TASK OBJECTIVE | Type out the data exactly as given. Skip any image.

DATA SHOWN |
*-*-*

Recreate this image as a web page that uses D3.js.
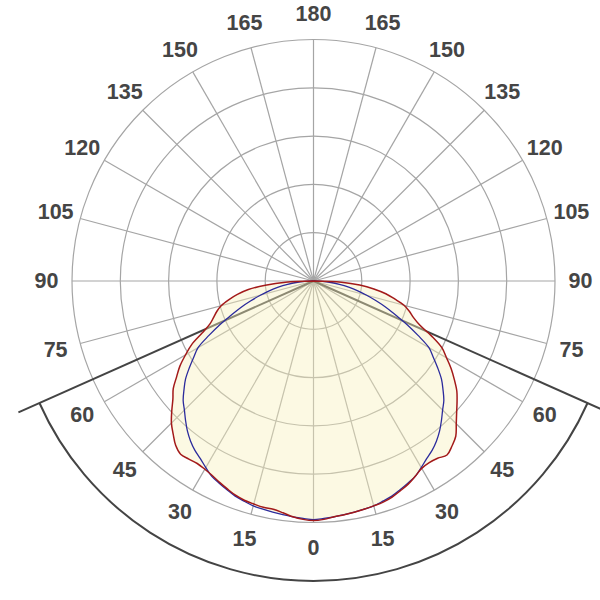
<!DOCTYPE html>
<html>
<head>
<meta charset="utf-8">
<script src="https://cdn.jsdelivr.net/npm/d3@7"></script>
<style>
  body { margin: 0; background: #fff; }
  #graf { width: 600px; height: 600px; }
  .etiqueta { font-family: 'Liberation Sans', Arial, sans-serif; font-weight: bold; font-size: 21.5px; fill: #454545; }
</style>
</head>
<body>
<div id="graf"></div>
<script>
// I. Data
// gamma angles, degrees measured from nadir (straight down)
gammas = [0, 2.5, 5, 7.5, 10, 12.5, 15, 17.5, 20, 22.5, 25, 27.5, 30, 32.5, 35, 37.5, 40, 42.5,
          45, 47.5, 50, 52.5, 55, 57.5, 60, 62.5, 65, 67.5, 70, 72.5, 75, 77.5, 80, 82.5, 85, 87.5, 90]

// C0 plane (right half, red)
redC0 = [248, 247, 245, 244, 243, 242, 241, 240, 238, 235, 232, 228, 224, 223, 224, 227, 223, 218,
         209, 201, 194, 187, 178, 169, 159, 150, 135, 119, 110, 104, 97, 86, 76, 63, 48, 29, 0]

// C180 plane (left half, red)
redC180 = [248, 247, 245, 242, 240, 240, 239, 238, 236, 233, 230, 227, 225, 224, 225, 226, 222, 215,
           208, 199, 190, 183, 173, 164, 153, 142, 127, 116, 110, 105, 99, 90, 80, 68, 50, 29, 0]

// C90 / C270 plane (blue, same on both sides)
blueC90 = [247, 246, 245, 244, 243, 242, 241, 239, 237, 234, 231, 228, 223, 218, 214, 209, 203, 196,
           189, 183, 175, 167, 157, 147, 138, 122, 107, 92, 80, 68, 57, 47, 37, 27, 18, 9, 0]

// rings and angle labels
anillos = [50, 100, 150, 200, 250]
etiquetas = [0, 15, 30, 45, 60, 75, 90, 105, 120, 135, 150, 165, 180]

// II. Setup
graf = d3.select('#graf')
ancho = 600
alto = 600
cx = 313.5
cy = 281
corte = 66          // shielding angle of the luminaire
radioArco = 300
radioEtiqueta = 267

svg = graf.append('svg')
          .attr('width', ancho)
          .attr('height', alto)

g = svg.append('g')
       .attr('transform', `translate(${cx}, ${cy})`)

r = d3.scaleLinear()
      .domain([0, 250])
      .range([0, 241.5])

rad = d => d * Math.PI / 180

// grid: circles
g.selectAll('circle.anillo')
  .data(anillos)
  .enter()
  .append('circle')
    .attr('class', 'anillo')
    .attr('r', d => r(d))
    .attr('fill', 'none')
    .attr('stroke', '#a5a5a5')
    .attr('stroke-width', 1.2)

// grid: spokes every 15 degrees
rayos = etiquetas.concat(etiquetas.slice(1, -1).map(d => -d))
g.selectAll('line.rayo')
  .data(rayos)
  .enter()
  .append('line')
    .attr('class', 'rayo')
    .attr('x1', 0)
    .attr('y1', 0)
    .attr('x2', d => r(250) * Math.sin(rad(d)))
    .attr('y2', d => r(250) * Math.cos(rad(d)))
    .attr('stroke', '#a5a5a5')
    .attr('stroke-width', 1.2)

// shielding lines and arc
g.selectAll('line.corte')
  .data([-corte, corte])
  .enter()
  .append('line')
    .attr('class', 'corte')
    .attr('x1', 0)
    .attr('y1', 0)
    .attr('x2', d => 323 * Math.sin(rad(d)))
    .attr('y2', d => 323 * Math.cos(rad(d)))
    .attr('stroke', '#444')
    .attr('stroke-width', 2)

arco = d3.path()
arco.arc(0, 0, radioArco, Math.PI / 2 - rad(corte), Math.PI / 2 + rad(corte))
g.append('path')
  .attr('d', arco.toString())
  .attr('fill', 'none')
  .attr('stroke', '#444')
  .attr('stroke-width', 2)

// III. Curves
// left half goes from 90 down to 0, right half from 0 up to 90
function puntos(izq, der) {
  let p = []
  for (let i = gammas.length - 1; i >= 0; i--) p.push([Math.PI + rad(gammas[i]), r(izq[i])])
  for (let i = 1; i < gammas.length; i++) p.push([Math.PI - rad(gammas[i]), r(der[i])])
  return p
}

linea = d3.lineRadial()
          .angle(d => d[0])
          .radius(d => d[1])
          .curve(d3.curveCatmullRom)

curvaRoja = puntos(redC180, redC0)
curvaAzul = puntos(blueC90, blueC90)

relleno = g.append('g')
           .attr('opacity', 0.4)

relleno.selectAll('path')
  .data([curvaRoja, curvaAzul])
  .enter()
  .append('path')
    .attr('d', d => linea(d) + 'Z')
    .attr('fill', '#faf2bb')

g.append('path')
  .attr('d', linea(curvaAzul))
  .attr('fill', 'none')
  .attr('stroke', '#2b2b9c')
  .attr('stroke-width', 1.3)

g.append('path')
  .attr('d', linea(curvaRoja))
  .attr('fill', 'none')
  .attr('stroke', '#a31a1a')
  .attr('stroke-width', 1.5)

// IV. Angle labels
ladoEtiquetas = etiquetas.map(d => ({ v: d, a: d }))
                .concat(etiquetas.slice(1, -1).map(d => ({ v: d, a: -d })))

g.selectAll('text.etiqueta')
  .data(ladoEtiquetas)
  .enter()
  .append('text')
    .attr('class', 'etiqueta')
    .attr('x', d => radioEtiqueta * Math.sin(rad(d.a)))
    .attr('y', d => radioEtiqueta * Math.cos(rad(d.a)))
    .attr('text-anchor', 'middle')
    .attr('dominant-baseline', 'central')
    .text(d => d.v)
</script>
</body>
</html>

*-*-*

PROBLEM SOLUTION |
Recreate this image as a web page that uses D3.js.
<!DOCTYPE html>
<html>
<head>
<meta charset="utf-8">
<script src="https://cdn.jsdelivr.net/npm/d3@7"></script>
<style>
  body { margin: 0; background: #fff; }
  #graf { width: 600px; height: 600px; }
  .etiqueta { font-family: 'Liberation Sans', Arial, sans-serif; font-weight: bold; font-size: 21.5px; fill: #454545; }
</style>
</head>
<body>
<div id="graf"></div>
<script>
// I. Data
// gamma angles, degrees measured from nadir (straight down)
gammas = [0, 2.5, 5, 7.5, 10, 12.5, 15, 17.5, 20, 22.5, 25, 27.5, 30, 32.5, 35, 37.5, 40, 42.5,
          45, 47.5, 50, 52.5, 55, 57.5, 60, 62.5, 65, 67.5, 70, 72.5, 75, 77.5, 80, 82.5, 85, 87.5, 90]

// C0 plane (right half, red)
redC0 = [248, 247, 245, 244, 243, 242, 241, 240, 238, 235, 232, 228, 224, 223, 224, 227, 223, 218,
         209, 201, 194, 187, 178, 169, 159, 150, 135, 119, 110, 104, 97, 86, 76, 63, 48, 29, 0]

// C180 plane (left half, red)
redC180 = [248, 247, 245, 242, 240, 240, 239, 238, 236, 233, 230, 227, 225, 224, 225, 226, 222, 215,
           208, 199, 190, 183, 173, 164, 153, 142, 127, 116, 110, 105, 99, 90, 80, 68, 50, 29, 0]

// C90 / C270 plane (blue, same on both sides)
blueC90 = [247, 246, 245, 244, 243, 242, 241, 239, 237, 234, 231, 228, 223, 218, 214, 209, 203, 196,
           189, 183, 175, 167, 157, 147, 138, 122, 107, 92, 80, 68, 57, 47, 37, 27, 18, 9, 0]

// rings and angle labels
anillos = [50, 100, 150, 200, 250]
etiquetas = [0, 15, 30, 45, 60, 75, 90, 105, 120, 135, 150, 165, 180]

// II. Setup
graf = d3.select('#graf')
ancho = 600
alto = 600
cx = 313.5
cy = 281
corte = 66          // shielding angle of the luminaire
radioArco = 300
radioEtiqueta = 267

svg = graf.append('svg')
          .attr('width', ancho)
          .attr('height', alto)

g = svg.append('g')
       .attr('transform', `translate(${cx}, ${cy})`)

r = d3.scaleLinear()
      .domain([0, 250])
      .range([0, 241.5])

rad = d => d * Math.PI / 180

// grid: circles
g.selectAll('circle.anillo')
  .data(anillos)
  .enter()
  .append('circle')
    .attr('class', 'anillo')
    .attr('r', d => r(d))
    .attr('fill', 'none')
    .attr('stroke', '#a5a5a5')
    .attr('stroke-width', 1.2)

// grid: spokes every 15 degrees
rayos = etiquetas.concat(etiquetas.slice(1, -1).map(d => -d))
g.selectAll('line.rayo')
  .data(rayos)
  .enter()
  .append('line')
    .attr('class', 'rayo')
    .attr('x1', 0)
    .attr('y1', 0)
    .attr('x2', d => r(250) * Math.sin(rad(d)))
    .attr('y2', d => r(250) * Math.cos(rad(d)))
    .attr('stroke', '#a5a5a5')
    .attr('stroke-width', 1.2)

// shielding lines and arc
g.selectAll('line.corte')
  .data([-corte, corte])
  .enter()
  .append('line')
    .attr('class', 'corte')
    .attr('x1', 0)
    .attr('y1', 0)
    .attr('x2', d => 323 * Math.sin(rad(d)))
    .attr('y2', d => 323 * Math.cos(rad(d)))
    .attr('stroke', '#444')
    .attr('stroke-width', 2)

arco = d3.path()
arco.arc(0, 0, radioArco, Math.PI / 2 - rad(corte), Math.PI / 2 + rad(corte))
g.append('path')
  .attr('d', arco.toString())
  .attr('fill', 'none')
  .attr('stroke', '#444')
  .attr('stroke-width', 2)

// III. Curves
// left half goes from 90 down to 0, right half from 0 up to 90
function puntos(izq, der) {
  let p = []
  for (let i = gammas.length - 1; i >= 0; i--) p.push([Math.PI + rad(gammas[i]), r(izq[i])])
  for (let i = 1; i < gammas.length; i++) p.push([Math.PI - rad(gammas[i]), r(der[i])])
  return p
}

linea = d3.lineRadial()
          .angle(d => d[0])
          .radius(d => d[1])
          .curve(d3.curveCatmullRom)

curvaRoja = puntos(redC180, redC0)
curvaAzul = puntos(blueC90, blueC90)

relleno = g.append('g')
           .attr('opacity', 0.4)

relleno.selectAll('path')
  .data([curvaRoja, curvaAzul])
  .enter()
  .append('path')
    .attr('d', d => linea(d) + 'Z')
    .attr('fill', '#faf2bb')

g.append('path')
  .attr('d', linea(curvaAzul))
  .attr('fill', 'none')
  .attr('stroke', '#2b2b9c')
  .attr('stroke-width', 1.3)

g.append('path')
  .attr('d', linea(curvaRoja))
  .attr('fill', 'none')
  .attr('stroke', '#a31a1a')
  .attr('stroke-width', 1.5)

// IV. Angle labels
ladoEtiquetas = etiquetas.map(d => ({ v: d, a: d }))
                .concat(etiquetas.slice(1, -1).map(d => ({ v: d, a: -d })))

g.selectAll('text.etiqueta')
  .data(ladoEtiquetas)
  .enter()
  .append('text')
    .attr('class', 'etiqueta')
    .attr('x', d => radioEtiqueta * Math.sin(rad(d.a)))
    .attr('y', d => radioEtiqueta * Math.cos(rad(d.a)))
    .attr('text-anchor', 'middle')
    .attr('dominant-baseline', 'central')
    .text(d => d.v)
</script>
</body>
</html>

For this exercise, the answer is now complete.